I think 3D graphics can have many advantages that do not impact gameplay, either positively or negatively - advantages that make it worth doing in my opinion.

Personally, if I were to make a game, it would probably have 3D graphics with a 2D camera. Why? Process intensity. The computer knows something about what it's displaying, so it can manipulate it. With a 3D model of a soldier, I can re-use animations, I can change the colours of clothes, swap out pieces of clothing and accessories (weapons, typically), I can construct random soldiers out of individual bits. (Spore is a good example of what you can do if you take this to extremes.)
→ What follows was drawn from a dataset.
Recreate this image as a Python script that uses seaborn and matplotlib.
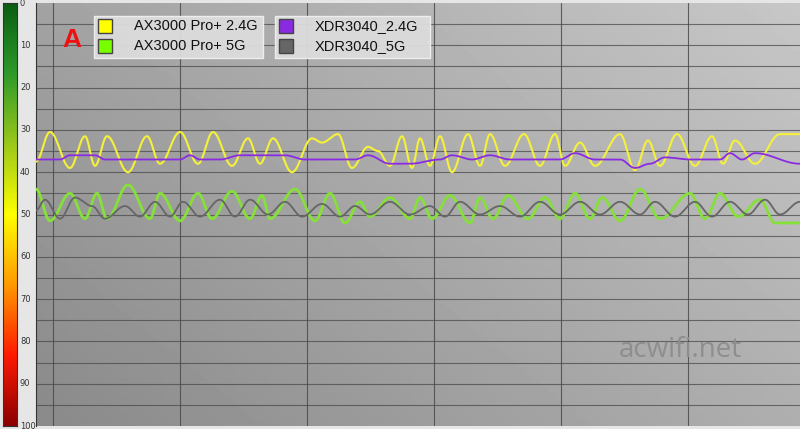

This is hard to do in 2D. I've seen the development of pre-rendered / hand-pixeled games. The Settlers 2 (not the remake... damn I'm old) had insane amounts of tiny tiny bitmaps. Several directions per settler, several animation frames for each animation, and each settler could carry any of, what, a dozen? different objects. Custom graphics compression and display routines had to be written. One of the later Settlers games basically exploded the repository that was used to hold the data. A similar thing goes for role-playing games, where you often want to re-use enemies, give them different colours and weapons, etc. In some of the RPGs I worked on, we changed colours by remapping the colour palettes. It worked, but it was limited. And of course we had all of our 2D characters in 4 directions... all hand-pixeled.

None of the advantages of 3D I listed above have a direct impact on gameplay, but they can give the game designer more options because production limitations are reduced. And being able to dynamically change graphics can make interfaces clearer.